RECORD EXCERPTS
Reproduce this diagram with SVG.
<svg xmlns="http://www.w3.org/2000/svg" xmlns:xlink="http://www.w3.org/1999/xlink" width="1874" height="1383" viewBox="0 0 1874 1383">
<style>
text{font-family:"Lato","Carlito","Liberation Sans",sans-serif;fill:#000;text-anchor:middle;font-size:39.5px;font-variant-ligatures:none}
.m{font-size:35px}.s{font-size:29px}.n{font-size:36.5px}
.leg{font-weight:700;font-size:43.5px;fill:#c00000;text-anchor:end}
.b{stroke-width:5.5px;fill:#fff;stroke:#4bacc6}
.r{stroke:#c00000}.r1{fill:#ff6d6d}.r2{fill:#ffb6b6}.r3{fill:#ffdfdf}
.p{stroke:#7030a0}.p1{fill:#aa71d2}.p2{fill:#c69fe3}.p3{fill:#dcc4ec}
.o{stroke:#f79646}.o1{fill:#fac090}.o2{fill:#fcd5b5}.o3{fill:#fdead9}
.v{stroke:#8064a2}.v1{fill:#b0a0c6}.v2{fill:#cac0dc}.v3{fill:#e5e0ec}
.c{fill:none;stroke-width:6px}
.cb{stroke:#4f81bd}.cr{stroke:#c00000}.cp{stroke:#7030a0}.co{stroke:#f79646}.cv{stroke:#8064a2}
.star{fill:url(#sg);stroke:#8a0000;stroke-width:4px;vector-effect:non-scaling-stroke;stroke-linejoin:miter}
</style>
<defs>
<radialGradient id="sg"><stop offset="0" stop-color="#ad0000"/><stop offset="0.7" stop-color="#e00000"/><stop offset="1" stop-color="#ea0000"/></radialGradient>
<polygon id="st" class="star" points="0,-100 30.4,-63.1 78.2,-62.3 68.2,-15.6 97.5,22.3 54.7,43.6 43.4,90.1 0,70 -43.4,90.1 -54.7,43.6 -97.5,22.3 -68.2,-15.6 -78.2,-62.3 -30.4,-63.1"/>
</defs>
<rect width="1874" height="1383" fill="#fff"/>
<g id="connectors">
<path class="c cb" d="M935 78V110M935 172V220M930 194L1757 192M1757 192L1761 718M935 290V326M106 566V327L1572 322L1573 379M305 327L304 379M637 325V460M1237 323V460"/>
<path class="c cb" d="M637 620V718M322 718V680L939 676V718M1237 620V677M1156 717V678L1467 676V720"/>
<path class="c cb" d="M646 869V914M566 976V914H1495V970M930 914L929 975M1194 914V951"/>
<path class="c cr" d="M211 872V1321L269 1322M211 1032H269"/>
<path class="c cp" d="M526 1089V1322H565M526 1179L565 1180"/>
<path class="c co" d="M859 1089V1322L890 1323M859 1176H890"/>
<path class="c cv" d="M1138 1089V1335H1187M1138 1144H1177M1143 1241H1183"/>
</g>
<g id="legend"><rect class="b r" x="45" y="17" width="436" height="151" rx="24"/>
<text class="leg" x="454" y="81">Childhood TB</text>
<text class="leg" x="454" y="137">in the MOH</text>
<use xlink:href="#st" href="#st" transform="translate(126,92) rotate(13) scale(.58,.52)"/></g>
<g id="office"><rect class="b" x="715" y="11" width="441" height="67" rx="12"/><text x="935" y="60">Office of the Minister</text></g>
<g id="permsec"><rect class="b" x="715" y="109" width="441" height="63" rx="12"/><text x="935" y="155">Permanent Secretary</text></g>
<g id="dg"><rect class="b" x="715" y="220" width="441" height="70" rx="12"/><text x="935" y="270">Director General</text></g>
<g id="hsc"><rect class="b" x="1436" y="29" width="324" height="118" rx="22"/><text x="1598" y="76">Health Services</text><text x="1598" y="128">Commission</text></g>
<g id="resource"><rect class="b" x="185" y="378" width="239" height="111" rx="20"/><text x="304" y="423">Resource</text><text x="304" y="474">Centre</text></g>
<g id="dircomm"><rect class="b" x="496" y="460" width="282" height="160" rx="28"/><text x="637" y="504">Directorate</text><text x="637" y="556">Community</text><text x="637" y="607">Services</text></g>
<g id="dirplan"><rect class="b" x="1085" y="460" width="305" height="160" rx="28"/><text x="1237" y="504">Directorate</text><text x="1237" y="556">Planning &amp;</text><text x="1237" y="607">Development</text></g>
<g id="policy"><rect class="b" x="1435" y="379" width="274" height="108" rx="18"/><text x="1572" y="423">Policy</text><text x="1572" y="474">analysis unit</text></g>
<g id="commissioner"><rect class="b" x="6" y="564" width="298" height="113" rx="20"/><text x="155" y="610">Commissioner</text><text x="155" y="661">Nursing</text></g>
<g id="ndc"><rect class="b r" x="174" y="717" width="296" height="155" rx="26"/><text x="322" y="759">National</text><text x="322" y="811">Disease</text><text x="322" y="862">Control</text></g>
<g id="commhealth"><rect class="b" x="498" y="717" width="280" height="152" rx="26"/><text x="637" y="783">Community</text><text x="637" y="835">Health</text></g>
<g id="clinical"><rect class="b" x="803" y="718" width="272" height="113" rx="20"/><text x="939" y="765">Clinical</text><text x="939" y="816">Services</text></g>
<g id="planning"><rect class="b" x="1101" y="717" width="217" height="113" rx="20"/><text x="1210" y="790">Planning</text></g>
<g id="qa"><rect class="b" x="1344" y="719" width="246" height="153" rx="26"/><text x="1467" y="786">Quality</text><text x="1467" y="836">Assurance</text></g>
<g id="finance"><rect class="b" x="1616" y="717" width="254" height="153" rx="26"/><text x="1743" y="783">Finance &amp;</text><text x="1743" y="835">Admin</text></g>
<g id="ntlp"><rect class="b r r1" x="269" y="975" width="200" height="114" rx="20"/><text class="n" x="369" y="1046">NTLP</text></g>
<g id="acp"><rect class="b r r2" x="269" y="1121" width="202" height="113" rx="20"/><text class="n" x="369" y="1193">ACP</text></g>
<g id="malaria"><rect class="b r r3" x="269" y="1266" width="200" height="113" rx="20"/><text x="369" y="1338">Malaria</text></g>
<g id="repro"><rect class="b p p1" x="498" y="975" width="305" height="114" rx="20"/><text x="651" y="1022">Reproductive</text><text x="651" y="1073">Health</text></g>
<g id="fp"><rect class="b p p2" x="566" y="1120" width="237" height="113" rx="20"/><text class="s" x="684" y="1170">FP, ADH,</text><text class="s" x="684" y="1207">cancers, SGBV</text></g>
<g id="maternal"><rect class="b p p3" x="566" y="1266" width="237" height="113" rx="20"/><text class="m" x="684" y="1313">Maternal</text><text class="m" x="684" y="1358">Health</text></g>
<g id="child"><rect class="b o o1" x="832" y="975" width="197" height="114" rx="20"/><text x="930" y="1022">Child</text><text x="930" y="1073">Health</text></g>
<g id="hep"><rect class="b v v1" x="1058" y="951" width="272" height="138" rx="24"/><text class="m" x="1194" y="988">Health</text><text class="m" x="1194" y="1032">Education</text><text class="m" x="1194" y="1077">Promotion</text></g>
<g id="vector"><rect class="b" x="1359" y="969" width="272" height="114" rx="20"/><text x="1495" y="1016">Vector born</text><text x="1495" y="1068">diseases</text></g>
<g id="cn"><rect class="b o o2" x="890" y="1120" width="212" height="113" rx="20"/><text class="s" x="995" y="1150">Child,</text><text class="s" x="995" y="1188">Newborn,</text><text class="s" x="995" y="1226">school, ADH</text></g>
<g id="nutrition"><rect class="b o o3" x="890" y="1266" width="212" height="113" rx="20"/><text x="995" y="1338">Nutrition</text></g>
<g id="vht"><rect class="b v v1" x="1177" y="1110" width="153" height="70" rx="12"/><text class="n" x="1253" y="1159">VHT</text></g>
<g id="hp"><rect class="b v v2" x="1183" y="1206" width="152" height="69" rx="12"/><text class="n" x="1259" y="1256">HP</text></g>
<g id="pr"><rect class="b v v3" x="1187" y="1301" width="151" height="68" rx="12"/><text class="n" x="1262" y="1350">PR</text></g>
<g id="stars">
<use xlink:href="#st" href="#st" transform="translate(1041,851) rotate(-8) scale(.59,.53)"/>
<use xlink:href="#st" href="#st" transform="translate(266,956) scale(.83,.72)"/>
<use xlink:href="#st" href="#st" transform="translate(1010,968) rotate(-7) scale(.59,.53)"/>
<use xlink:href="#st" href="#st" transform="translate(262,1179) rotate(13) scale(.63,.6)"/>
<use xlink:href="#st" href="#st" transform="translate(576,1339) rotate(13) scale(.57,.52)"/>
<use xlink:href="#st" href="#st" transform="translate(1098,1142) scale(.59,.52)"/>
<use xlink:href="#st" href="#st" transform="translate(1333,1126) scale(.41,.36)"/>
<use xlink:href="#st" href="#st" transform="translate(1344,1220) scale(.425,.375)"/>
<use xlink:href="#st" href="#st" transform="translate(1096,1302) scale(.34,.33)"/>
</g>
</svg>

==

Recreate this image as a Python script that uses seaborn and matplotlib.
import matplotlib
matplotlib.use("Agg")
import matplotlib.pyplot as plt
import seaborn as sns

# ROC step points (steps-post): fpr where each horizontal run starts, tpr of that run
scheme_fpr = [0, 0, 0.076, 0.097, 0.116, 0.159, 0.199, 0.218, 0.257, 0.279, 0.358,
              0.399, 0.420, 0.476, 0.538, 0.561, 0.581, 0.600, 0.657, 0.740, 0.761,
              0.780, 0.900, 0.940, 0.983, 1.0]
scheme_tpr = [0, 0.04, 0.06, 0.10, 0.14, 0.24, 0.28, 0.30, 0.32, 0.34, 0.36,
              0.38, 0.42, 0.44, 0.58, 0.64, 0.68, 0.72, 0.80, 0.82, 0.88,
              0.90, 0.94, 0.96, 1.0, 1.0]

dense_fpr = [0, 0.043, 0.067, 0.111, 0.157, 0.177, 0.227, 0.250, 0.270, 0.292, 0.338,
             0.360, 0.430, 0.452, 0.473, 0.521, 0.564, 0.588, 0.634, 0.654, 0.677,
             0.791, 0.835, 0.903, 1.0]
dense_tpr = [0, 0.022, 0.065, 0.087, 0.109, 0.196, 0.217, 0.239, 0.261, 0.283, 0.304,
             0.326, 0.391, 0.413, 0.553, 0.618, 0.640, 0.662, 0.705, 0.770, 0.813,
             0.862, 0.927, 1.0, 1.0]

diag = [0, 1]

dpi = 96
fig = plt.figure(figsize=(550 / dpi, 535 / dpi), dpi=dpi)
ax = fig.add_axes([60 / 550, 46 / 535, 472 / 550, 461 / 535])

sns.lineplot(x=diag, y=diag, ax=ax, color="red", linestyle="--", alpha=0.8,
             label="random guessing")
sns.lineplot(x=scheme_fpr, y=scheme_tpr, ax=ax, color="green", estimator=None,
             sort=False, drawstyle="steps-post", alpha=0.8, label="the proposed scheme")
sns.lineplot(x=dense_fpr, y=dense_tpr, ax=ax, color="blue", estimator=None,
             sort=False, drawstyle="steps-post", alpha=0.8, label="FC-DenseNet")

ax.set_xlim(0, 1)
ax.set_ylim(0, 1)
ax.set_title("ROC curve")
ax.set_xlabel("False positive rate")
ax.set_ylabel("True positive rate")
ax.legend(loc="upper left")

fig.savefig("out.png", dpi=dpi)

DIRECTIONS FOR THIS TASK
In the listing above, find the lines holding the word "that" and copy them.

SOLUTION TO THIS PROBLEM
Recreate this image as a Python script that uses seaborn and matplotlib.
# ROC step points (steps-post): fpr where each horizontal run starts, tpr of that run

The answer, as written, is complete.